When I was 17 I was lucky enough to spend 22 days in Europe. I went with a group of students & a teacher from my school, but it wasn't a school trip. This teacher goes to Europe every summer, & every other year he takes a group of students.
In those 22 days I visited Englad, France, Switzerland, Italy, Austria & Germany. I have a shit-ton of pictures from the trip, but unfortunately those were my pre-digital camera days & I don't own a scanner. Since I can't share a picture, I'll share one of my favorite European stories.
First, you need to know that I'm an Art History buff. I took Art History classes for 3 years in high school. I was good at it; really, really good at it. My love of art has never gone away.
The trip I took to Europe was during the summer after my 2nd year of Art History. One of our scheduled stops was the Academia in Florence, Italy. That is where Michelangelo's David is on display. This is the David. I think most people are familiar with it, even if they don't care about it. I was so excited to see it & was just sure that I was going to burst into tears when I did.
Well, there were no waterworks. Don't get me wrong, it's amazing. It's more amazing than I could have ever imagined. I had an emotional response, just not the one I expected.

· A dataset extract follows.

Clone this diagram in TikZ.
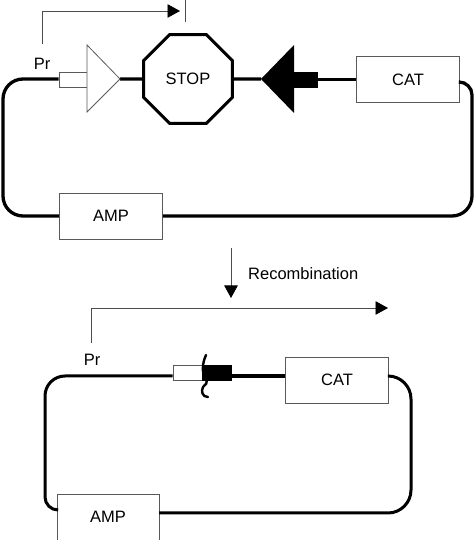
\documentclass[tikz,border=0pt]{standalone}
\usepackage{fontspec}
\setmainfont{Liberation Sans}
\usepackage{tikz}
\usetikzlibrary{arrows.meta,positioning,shapes.geometric}

\begin{document}
\begin{tikzpicture}[
    x=1pt,y=1pt,
    gene/.style={draw=black!65, line width=0.8pt, fill=white, align=center, font=\fontsize{16.5}{18}\selectfont,
      minimum width=103pt, minimum height=46pt, inner sep=0pt},
    promoter/.style={draw=black!65, line width=0.8pt, fill=white, minimum width=28pt, minimum height=15pt, inner sep=0pt},
    blackbox/.style={draw=black, fill=black, minimum height=15pt, inner sep=0pt},
    label/.style={font=\fontsize{16.5}{18}\selectfont, inner sep=0pt},
    dna/.style={line width=3.3pt},
    dnatwo/.style={line width=3pt},
    edge/.style={-{Triangle[length=12.5pt,width=13.5pt,color=black]}, draw=black!70, line width=0.8pt},
    tick/.style={draw=black!70, line width=0.8pt}
  ]
    \useasboundingbox (0,0) rectangle (474,540);

    % top plasmid
    \node[gene] (cat) at (408,460.5) {CAT};
    \node[gene] (amp) at (111,324) {AMP};
    \node[promoter] (pr) at (73,460) {};
    \node[blackbox, minimum width=23pt] (prrev) at (305.5,460) {};
    \node[draw=black, line width=3pt, fill=white, regular polygon, regular polygon sides=8,
      minimum size=96pt, inner sep=0pt, font=\fontsize{16.5}{18}\selectfont] (stop) at (188,461) {STOP};
    \node[label] (prtext) at (42,476) {Pr};
    \coordinate (west) at (3,400);
    \coordinate (east) at (472,400);
    \coordinate (catout) at (460,458);

    \coordinate (tri1a) at (87,495);
    \coordinate (tri1b) at (87,428);
    \coordinate (tri1c) at (120,461);
    \coordinate (tri2a) at (294,495);
    \coordinate (tri2b) at (294,427);
    \coordinate (tri2c) at (261,461);

    \draw[dna, rounded corners=20pt] (pr.west |- tri1c) -| (west) |- (amp.west);
    \draw[dna] (catout) [rounded corners=13pt] -| (east) [rounded corners=20pt] |- (amp.east);
    \draw[dna] (tri1c) -- (stop);
    \draw[dna] (stop) -- (tri2c);
    \draw[dna] (prrev.east |- cat) -- (cat.west);
    \draw[draw=black!65, line width=0.8pt, fill=white] (tri1a) -- (tri1b) -- (tri1c) -- cycle;
    \fill (tri2a) -- (tri2b) -- (tri2c) -- cycle;

    \coordinate (start1) at (42,496);
    \coordinate (corner1) at (42,529);
    \coordinate (end1) at (180,529);
    \coordinate (bar1a) at (185,540);
    \coordinate (bar1b) at (185,518);
    \draw[edge] (start1) -- (corner1) -- (end1);
    \draw[tick] (bar1a) -- (bar1b);

    % recombination arrow
    \coordinate (down1) at (231,292);
    \coordinate (down2) at (231,242);
    \draw[edge] (down1) -- (down2);
    \node[label, anchor=west] (recomb) at (248,266) {Recombination};

    % bottom plasmid
    \node[gene] (cat2) at (337,160) {CAT};
    \node[gene, minimum width=102pt] (amp2) at (108,23) {AMP};
    \node[promoter, minimum width=29pt] (pr2) at (187.5,167.5) {};
    \node[blackbox, minimum width=29pt] (black2) at (216.5,167.5) {};
    \node[label] (prtext2) at (92,180) {Pr};
    \coordinate (west2) at (45,100);
    \coordinate (east2) at (411,100);
    \coordinate (line2) at (100,164);
    \coordinate (ampin) at (57,30);
    \coordinate (ampout) at (159,27);
    \draw[dnatwo] (pr2.west |- line2) [rounded corners=20pt] -| (west2) [rounded corners=13pt] |- (ampin);
    \draw[dnatwo, rounded corners=23pt] (cat2.east |- line2) -| (east2) |- (ampout);
    \draw[dnatwo, line width=3.2pt] (black2.east |- line2) -- (cat2.west |- line2);

    \coordinate (start2) at (91,197);
    \coordinate (corner2) at (91,232);
    \coordinate (end2) at (388,232);
    \draw[edge] (start2) -- (corner2) -- (end2);

    % recombination site
    \coordinate (sitetop) at (206,185);
    \coordinate (sitebot) at (208,143);
    \draw[line width=2.4pt, line cap=round] (sitetop) .. controls (202,176) and (202,168) .. (205,162)
      .. controls (209,156) and (205,156) .. (203,153) .. controls (201,149) and (202,143) .. (sitebot);
  \end{tikzpicture}
\end{document}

A few days later we were at the Vatican, another scheduled stop. There is so much amazing art at the Vatican that I didn't have time to think about one particular thing I would see. The exterior of the building itself is a work of art, & religious or not, anyone would be in awe when they saw it. One of the stops I did want to make at the Vatican was another of Michelangelo's great works: La Pieta.
For those of you that don't know, La Pieta (the Pity) has been done over & over throughout art history. It's the image of Christ with Mary immediately after he was taken off the cross. I had seen pictures of Michelangelo's sculpture, as well as the other depictions, more times than I can count. I wasn't expecting any fireworks, especially after having seen David. I was so wrong.
Walking into the Vatican is like being in New York for the first time. It is enormous, & you can't help but look up & try to take it all in. The main room is cavernous, & there is something incredible everywhere you look.
Just as I'm getting my bearings, a friend of mine says, "There she is."
I turned to my right &, shoved in the corner aside of the entrance, is the La Pieta. In hindsight, I think I it caught me off guard because I sort of expected it to be somewhere prominently displayed. But I suppose that, in the Vatican, everything needs to be prominently displayed & you just run out of room after a while.
The point of this story is, that when I saw it for the first time I immediately burst into tears. I'm not talking watery eyes, either. I'm talking loudly, openly sobbing - right there, in the middle of the Vatican with a crowd of people from all over the world.
It was totally, breathtakingly beautiful. Not to mention the back story. If nothing else, this is the image of a mother cradling her adult son on her lap like a baby after he was murdered. That is probably enough to make you cry, but knowing the story makes it more intense. It also reminded me that Michelangelo lost his own mother when he was very young & what a tribute to motherhood this was.
One of the chaperones on our trip was an Art teacher. She was crying too, even though she had seen it in person many times before. She said something to me that's always stayed with me, "No one who hasn't seen it for themselves will ever understand." After being there myself, I think it's absolutely right.